SEATTLE – Search for a female ­contact on LinkedIn, and you might get a curious result. The professional networking website asks if you meant to search for a similar-looking man's name.

A search for "Stephanie Williams," for example, brings up a prompt asking if the searcher meant to type ­"Stephen Williams" instead.

It's not that there aren't any people by that name — about 2,500 profiles included Stephanie Williams.

But similar searches of popular female first names, paired with placeholder last names, bring up LinkedIn's suggestion to change "Andrea Jones" to "Andrew Jones," Danielle to ­Daniel, Michaela to Michael and Alexa to Alex.

The pattern repeats for at least a dozen of the most common female names in the United States.

Searches for the 100 most common male names in the U.S., on the other hand, bring up no prompts asking if users meant predominantly female names.

LinkedIn said its suggested results are generated automatically by an analysis of the tendencies of past searchers. "It's all based on how ­people are using the platform," spokeswoman Suzi Owens said.

The Mountain View, Calif., company, which Microsoft is buying in a $26.2 billion deal, doesn't ask users their gender at registration, and doesn't try to tag users by assumed gender or group results that way, Owens said. LinkedIn is reviewing ways to improve its predictive ­technology, she said.

Owens didn't say whether LinkedIn's members, which total about 450 million, skewed more male than female. A Pew Research survey last year didn't find a large gap in the gender of LinkedIn users in the U.S. About 26 percent of male internet users used LinkedIn, compared with 25 percent of all female internet users, Pew said.

LinkedIn's female-to-male name prompts come as some researchers and technologists warn that software algorithms, used to inform everything from which businesses show up in search results to policing strategies, aren't immune from human biases.

"Histories of discrimination can live on in digital platforms," Kate Crawford, a Microsoft researcher, wrote in the New York Times earlier this year. "And if they go unquestioned, they become part of the logic of everyday algorithmic systems."
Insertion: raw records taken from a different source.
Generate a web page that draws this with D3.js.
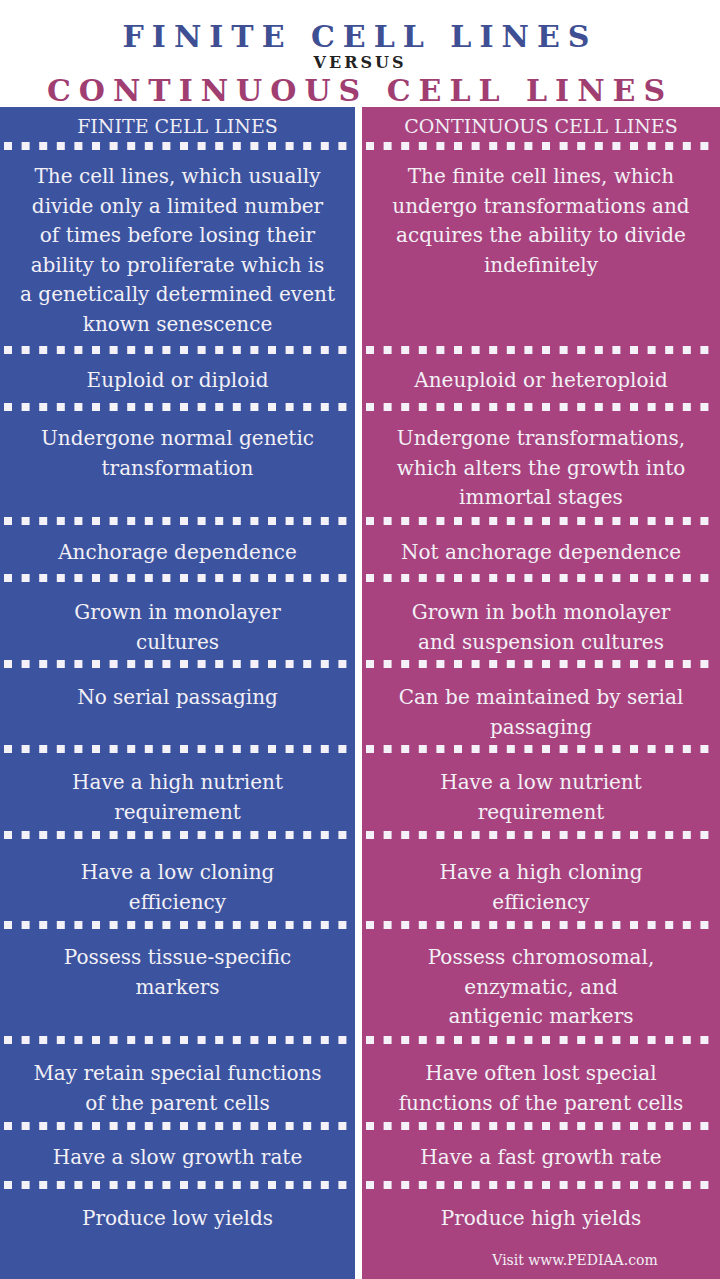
<!DOCTYPE html><html><head><meta charset="utf-8"><script src="https://cdn.jsdelivr.net/npm/d3@7"></script>
<style>body{margin:0;background:#fff} text{font-family:"DejaVu Serif","Liberation Serif",serif}</style></head><body><svg id="c" width="720" height="1279"></svg><script>
const headers=["FINITE CELL LINES","CONTINUOUS CELL LINES"];
const finite=[["The cell lines, which usually","divide only a limited number","of times before losing their","ability to proliferate which is","a genetically determined event","known senescence"],["Euploid or diploid"],["Undergone normal genetic","transformation"],["Anchorage dependence"],["Grown in monolayer","cultures"],["No serial passaging"],["Have a high nutrient","requirement"],["Have a low cloning","efficiency"],["Possess tissue-specific","markers"],["May retain special functions","of the parent cells"],["Have a slow growth rate"],["Produce low yields"]];
const continuous=[["The finite cell lines, which","undergo transformations and","acquires the ability to divide","indefinitely"],["Aneuploid or heteroploid"],["Undergone transformations,","which alters the growth into","immortal stages"],["Not anchorage dependence"],["Grown in both monolayer","and suspension cultures"],["Can be maintained by serial","passaging"],["Have a low nutrient","requirement"],["Have a high cloning","efficiency"],["Possess chromosomal,","enzymatic, and","antigenic markers"],["Have often lost special","functions of the parent cells"],["Have a fast growth rate"],["Produce high yields"]];
// layout
const sepY=[146,350,407,521,578,664,749,835,925,1040,1126,1185];
const rowTop=[175,379,437,551,611,696,781,871,956,1072,1156,1217];
const svg=d3.select("#c");
const cols=[{x0:0,x1:355,fill:"#3c54a0"},{x0:362,x1:720,fill:"#a8437f"}];
svg.append("rect").attr("width",720).attr("height",1279).attr("fill","#fff");
cols.forEach((c,i)=>{
 svg.append("rect").attr("x",c.x0).attr("y",107).attr("width",c.x1-c.x0).attr("height",1172).attr("fill",c.fill);
 const cx=(c.x0+c.x1)/2;
 svg.append("text").attr("x",cx).attr("y",133).attr("text-anchor","middle").attr("font-size",19).attr("fill","#f1eef6").text(headers[i]);
 sepY.forEach(y=>{
  const xs=d3.range(c.x0+4,c.x1-4,17.6);
  svg.selectAll(null).data(xs).enter().append("rect").attr("x",d=>d).attr("y",y-4).attr("width",8).attr("height",8).attr("fill","#f4f2f8");
 });
 const data=i===0?finite:continuous;
 data.forEach((lines,r)=>{
  const t=svg.append("text").attr("text-anchor","middle").attr("font-size",20).attr("fill","#f3f0f6").attr("letter-spacing",0);
  lines.forEach((l,k)=>t.append("tspan").attr("x",cx).attr("y",rowTop[r]+8+k*29.5).text(l));
 });
});
svg.append("text").attr("x",360).attr("y",47).attr("text-anchor","middle").attr("font-weight","bold").attr("font-size",30).attr("letter-spacing",8).attr("fill","#3f4f94").text("FINITE CELL LINES");
svg.append("text").attr("x",360).attr("y",68).attr("text-anchor","middle").attr("font-weight","bold").attr("font-size",16).attr("letter-spacing",3).attr("fill","#222").text("VERSUS");
svg.append("text").attr("x",360).attr("y",101).attr("text-anchor","middle").attr("font-weight","bold").attr("font-size",30).attr("letter-spacing",8).attr("fill","#a03e72").text("CONTINUOUS CELL LINES");
svg.append("text").attr("x",575).attr("y",1265).attr("text-anchor","middle").attr("font-size",14).attr("fill","#f3eef4").text("Visit www.PEDIAA.com");
</script></body></html>
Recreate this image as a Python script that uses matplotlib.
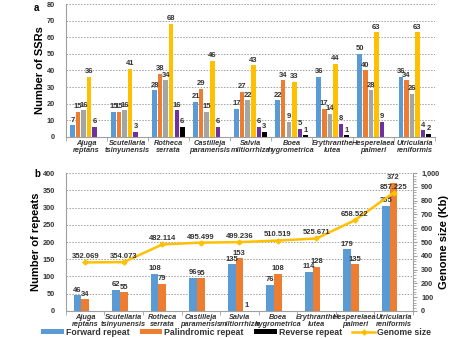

There's plenty of evidence of that recently. A Google photo application made headlines last year in mistakenly identifying black people as gorillas.

More recently, Tay, a chatbot Microsoft designed to engage in mindless ­banter on Twitter, was taken offline after other internet users persuaded the software to repeat racist and sexist slurs.

The effect of machine-learning algorithms isn't limited to the digital world.

A Bloomberg analysis found that's same-day delivery service, relying on data specifying the concentration of Amazon Prime members, had excluded predominantly nonwhite neighborhoods in six U.S. cities. Meanwhile, ProPublica found that software used to predict the tendencies of repeat criminal offenders was likely to falsely flag black defendants as future criminals.

People who work in machine intelligence said one of the challenges in constructing bias-free algorithms is a workforce in the field that skews ­heavily white and male.

"It really comes down to, are you putting the correct training data into the system," said Kieran Snyder, chief executive of Textio, a Seattle start-up that builds a tool designed to detect patterns, including evidence of bias, in job listings. "A broader set of people [working on the software] would have figured out how to get a broader set of data in the first place."

A few months ago, Snyder said a Textio analysis found that job postings for machine-learning roles contained language more likely to appeal to male applicants than the average ­technology industry job post.

"These two trains of conversation, one around inclusion in technology, the other around [artificial intelligence], have only been growing in momentum for the last couple of years," she said.